>> start DATA LISTING

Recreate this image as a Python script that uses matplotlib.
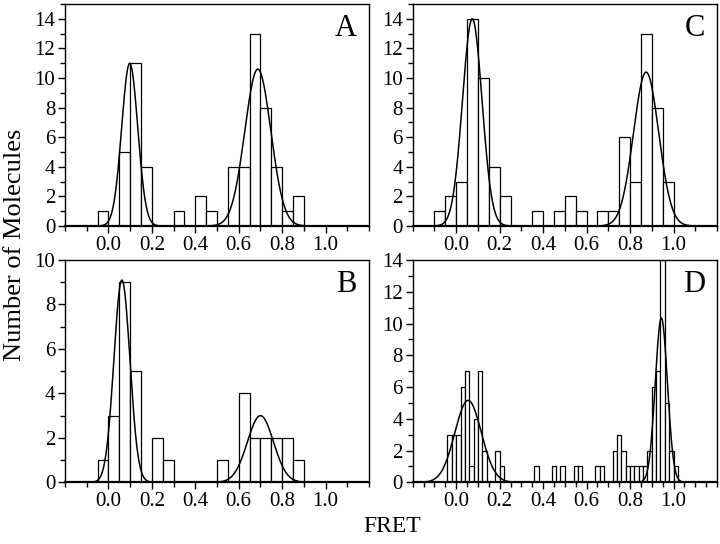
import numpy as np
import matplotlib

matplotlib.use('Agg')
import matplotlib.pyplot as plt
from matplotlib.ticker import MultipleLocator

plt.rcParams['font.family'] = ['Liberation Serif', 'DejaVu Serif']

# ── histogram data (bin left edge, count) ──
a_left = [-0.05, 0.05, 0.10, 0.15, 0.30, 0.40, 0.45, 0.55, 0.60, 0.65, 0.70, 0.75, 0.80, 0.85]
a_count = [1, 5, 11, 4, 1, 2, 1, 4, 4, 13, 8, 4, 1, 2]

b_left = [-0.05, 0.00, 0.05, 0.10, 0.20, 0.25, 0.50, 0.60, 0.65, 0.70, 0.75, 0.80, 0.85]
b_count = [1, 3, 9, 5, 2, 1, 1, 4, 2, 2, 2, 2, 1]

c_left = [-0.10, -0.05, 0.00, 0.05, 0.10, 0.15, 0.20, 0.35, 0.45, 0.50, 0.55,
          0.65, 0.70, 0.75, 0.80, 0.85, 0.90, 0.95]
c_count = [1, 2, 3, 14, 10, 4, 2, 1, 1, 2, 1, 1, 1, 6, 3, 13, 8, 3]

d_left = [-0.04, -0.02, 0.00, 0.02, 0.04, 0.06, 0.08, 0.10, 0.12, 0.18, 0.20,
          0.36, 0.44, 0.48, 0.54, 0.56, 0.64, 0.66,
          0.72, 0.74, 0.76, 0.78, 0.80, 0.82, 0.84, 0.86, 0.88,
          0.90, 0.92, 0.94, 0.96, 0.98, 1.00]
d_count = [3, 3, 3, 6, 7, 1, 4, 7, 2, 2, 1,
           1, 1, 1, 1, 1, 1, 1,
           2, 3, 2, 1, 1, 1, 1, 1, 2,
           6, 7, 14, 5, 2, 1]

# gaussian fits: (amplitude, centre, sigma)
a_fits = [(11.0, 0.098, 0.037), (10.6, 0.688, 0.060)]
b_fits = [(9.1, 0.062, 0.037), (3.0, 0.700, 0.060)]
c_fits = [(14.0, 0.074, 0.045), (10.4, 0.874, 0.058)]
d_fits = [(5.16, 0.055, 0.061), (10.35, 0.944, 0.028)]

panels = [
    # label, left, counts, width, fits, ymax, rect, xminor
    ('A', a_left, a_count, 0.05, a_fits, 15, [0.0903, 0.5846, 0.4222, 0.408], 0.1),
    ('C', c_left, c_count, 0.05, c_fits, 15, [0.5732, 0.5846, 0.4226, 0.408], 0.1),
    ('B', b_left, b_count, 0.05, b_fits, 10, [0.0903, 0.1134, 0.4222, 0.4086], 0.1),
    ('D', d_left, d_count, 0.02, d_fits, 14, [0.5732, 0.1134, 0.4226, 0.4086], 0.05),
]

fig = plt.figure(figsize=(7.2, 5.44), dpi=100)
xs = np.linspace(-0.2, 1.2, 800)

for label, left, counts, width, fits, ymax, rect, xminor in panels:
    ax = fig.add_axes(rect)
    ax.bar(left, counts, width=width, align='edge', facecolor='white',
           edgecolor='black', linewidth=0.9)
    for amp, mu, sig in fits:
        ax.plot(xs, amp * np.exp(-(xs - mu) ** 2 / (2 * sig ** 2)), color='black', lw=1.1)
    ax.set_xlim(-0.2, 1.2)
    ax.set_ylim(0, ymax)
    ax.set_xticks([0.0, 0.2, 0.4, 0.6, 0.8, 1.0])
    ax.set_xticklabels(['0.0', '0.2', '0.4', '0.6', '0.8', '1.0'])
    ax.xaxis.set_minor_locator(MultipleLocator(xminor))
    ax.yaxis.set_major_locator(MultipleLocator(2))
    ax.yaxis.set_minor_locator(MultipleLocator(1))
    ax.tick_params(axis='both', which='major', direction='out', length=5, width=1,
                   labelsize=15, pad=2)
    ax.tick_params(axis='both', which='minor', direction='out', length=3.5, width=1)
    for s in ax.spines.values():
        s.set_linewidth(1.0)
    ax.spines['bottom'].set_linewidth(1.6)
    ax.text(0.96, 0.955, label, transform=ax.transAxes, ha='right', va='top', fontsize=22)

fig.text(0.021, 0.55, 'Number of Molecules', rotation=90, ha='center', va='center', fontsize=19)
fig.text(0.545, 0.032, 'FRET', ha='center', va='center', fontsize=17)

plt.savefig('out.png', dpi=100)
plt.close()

>> end DATA LISTING
>> start DATA LISTING

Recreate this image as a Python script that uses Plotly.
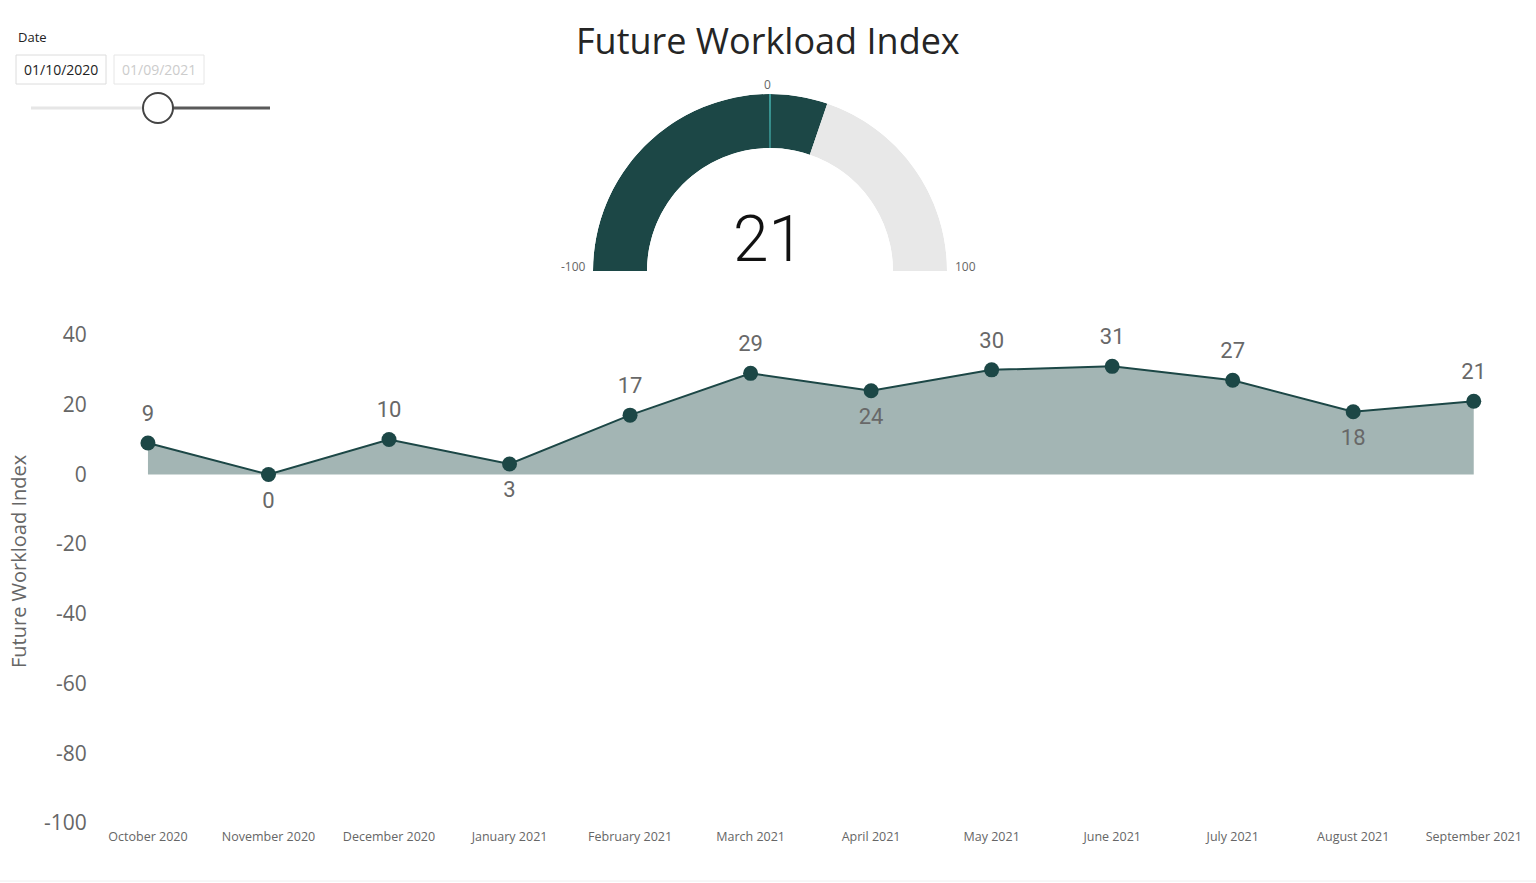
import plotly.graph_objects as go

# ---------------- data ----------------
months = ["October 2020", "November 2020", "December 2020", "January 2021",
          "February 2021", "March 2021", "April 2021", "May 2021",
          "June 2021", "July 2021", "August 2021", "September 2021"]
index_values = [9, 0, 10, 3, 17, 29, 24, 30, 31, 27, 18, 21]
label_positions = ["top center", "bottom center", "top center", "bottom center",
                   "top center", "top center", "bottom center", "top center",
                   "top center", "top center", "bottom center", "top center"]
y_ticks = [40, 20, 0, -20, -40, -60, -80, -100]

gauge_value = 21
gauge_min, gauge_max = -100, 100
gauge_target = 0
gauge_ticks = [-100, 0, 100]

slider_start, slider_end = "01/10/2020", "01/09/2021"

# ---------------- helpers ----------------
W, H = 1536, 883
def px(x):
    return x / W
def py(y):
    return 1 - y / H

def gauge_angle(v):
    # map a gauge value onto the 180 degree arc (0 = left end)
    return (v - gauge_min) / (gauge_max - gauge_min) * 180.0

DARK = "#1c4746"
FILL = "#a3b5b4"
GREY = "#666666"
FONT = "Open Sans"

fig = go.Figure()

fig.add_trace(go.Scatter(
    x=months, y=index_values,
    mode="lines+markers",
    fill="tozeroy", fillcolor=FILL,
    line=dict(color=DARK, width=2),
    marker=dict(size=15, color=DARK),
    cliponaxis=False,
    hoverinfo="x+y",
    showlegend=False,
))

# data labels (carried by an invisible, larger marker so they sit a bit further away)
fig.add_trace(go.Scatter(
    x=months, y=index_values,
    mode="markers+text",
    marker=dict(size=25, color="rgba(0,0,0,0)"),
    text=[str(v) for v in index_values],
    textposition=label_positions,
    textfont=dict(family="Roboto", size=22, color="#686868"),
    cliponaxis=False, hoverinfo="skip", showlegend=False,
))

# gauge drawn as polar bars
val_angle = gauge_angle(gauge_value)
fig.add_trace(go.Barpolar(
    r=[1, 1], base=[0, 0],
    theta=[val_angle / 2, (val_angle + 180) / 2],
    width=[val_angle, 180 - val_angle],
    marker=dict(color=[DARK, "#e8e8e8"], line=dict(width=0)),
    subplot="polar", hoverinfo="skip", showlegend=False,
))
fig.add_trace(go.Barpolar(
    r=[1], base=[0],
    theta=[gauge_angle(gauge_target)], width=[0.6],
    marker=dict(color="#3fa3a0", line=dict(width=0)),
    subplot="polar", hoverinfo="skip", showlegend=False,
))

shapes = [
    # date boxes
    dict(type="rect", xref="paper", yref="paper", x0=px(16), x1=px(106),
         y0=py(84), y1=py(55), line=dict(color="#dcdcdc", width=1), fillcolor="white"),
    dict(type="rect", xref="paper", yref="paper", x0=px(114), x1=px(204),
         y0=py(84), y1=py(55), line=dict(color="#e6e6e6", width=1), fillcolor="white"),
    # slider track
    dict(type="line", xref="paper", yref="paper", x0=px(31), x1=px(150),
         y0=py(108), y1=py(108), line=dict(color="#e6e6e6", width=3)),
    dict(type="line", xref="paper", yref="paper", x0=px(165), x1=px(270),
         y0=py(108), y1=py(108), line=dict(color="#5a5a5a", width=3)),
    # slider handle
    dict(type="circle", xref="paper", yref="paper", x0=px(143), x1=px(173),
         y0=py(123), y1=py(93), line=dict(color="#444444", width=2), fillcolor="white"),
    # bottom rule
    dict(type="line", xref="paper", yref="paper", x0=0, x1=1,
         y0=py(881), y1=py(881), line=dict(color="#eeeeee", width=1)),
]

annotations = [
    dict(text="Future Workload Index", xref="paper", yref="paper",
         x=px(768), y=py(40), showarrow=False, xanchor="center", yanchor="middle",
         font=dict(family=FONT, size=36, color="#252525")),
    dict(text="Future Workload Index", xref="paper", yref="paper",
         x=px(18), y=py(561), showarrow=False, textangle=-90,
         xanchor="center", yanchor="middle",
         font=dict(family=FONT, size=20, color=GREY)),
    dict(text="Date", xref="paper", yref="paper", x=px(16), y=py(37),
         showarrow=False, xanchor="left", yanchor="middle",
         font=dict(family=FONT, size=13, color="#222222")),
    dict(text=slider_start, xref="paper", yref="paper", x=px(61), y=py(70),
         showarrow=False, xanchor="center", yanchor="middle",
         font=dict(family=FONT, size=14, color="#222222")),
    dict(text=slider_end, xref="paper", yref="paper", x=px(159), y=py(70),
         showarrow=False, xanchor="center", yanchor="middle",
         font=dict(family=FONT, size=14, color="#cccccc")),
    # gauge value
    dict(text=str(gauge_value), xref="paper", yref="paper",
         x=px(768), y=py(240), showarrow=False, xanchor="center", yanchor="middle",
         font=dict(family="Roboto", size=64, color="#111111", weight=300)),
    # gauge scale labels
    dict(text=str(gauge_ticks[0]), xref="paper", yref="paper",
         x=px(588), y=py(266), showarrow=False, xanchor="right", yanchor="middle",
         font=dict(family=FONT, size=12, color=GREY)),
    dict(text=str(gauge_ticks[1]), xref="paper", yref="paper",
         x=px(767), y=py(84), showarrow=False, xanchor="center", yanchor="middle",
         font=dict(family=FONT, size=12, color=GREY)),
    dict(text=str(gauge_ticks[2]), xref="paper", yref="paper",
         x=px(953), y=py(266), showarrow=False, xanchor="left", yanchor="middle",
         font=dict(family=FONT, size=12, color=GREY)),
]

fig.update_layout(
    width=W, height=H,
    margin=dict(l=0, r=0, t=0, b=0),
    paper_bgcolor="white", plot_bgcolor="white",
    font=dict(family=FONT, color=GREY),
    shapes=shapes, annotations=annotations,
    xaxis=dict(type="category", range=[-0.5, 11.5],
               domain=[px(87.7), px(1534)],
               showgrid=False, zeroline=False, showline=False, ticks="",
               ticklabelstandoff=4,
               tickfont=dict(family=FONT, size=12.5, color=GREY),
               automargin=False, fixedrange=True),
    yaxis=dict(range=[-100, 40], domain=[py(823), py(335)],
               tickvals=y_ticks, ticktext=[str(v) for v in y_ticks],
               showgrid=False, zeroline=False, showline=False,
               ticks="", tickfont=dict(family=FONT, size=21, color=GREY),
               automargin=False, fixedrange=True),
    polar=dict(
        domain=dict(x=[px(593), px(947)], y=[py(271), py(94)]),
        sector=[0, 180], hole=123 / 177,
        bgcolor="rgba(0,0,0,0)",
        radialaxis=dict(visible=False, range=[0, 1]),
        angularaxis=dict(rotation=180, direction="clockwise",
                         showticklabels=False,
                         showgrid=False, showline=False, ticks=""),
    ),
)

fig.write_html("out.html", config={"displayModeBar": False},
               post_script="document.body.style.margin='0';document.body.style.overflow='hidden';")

>> end DATA LISTING

From the listing above, repeat only the lines between the line containing "Recreate this image as a Python script that uses matplotlib." and the line containing "13, 8, 4, 1, 2]", those two included. Pictures are not part of the copy.

- _ANSWER_
Recreate this image as a Python script that uses matplotlib.
import numpy as np
import matplotlib

matplotlib.use('Agg')
import matplotlib.pyplot as plt
from matplotlib.ticker import MultipleLocator

plt.rcParams['font.family'] = ['Liberation Serif', 'DejaVu Serif']

# ── histogram data (bin left edge, count) ──
a_left = [-0.05, 0.05, 0.10, 0.15, 0.30, 0.40, 0.45, 0.55, 0.60, 0.65, 0.70, 0.75, 0.80, 0.85]
a_count = [1, 5, 11, 4, 1, 2, 1, 4, 4, 13, 8, 4, 1, 2]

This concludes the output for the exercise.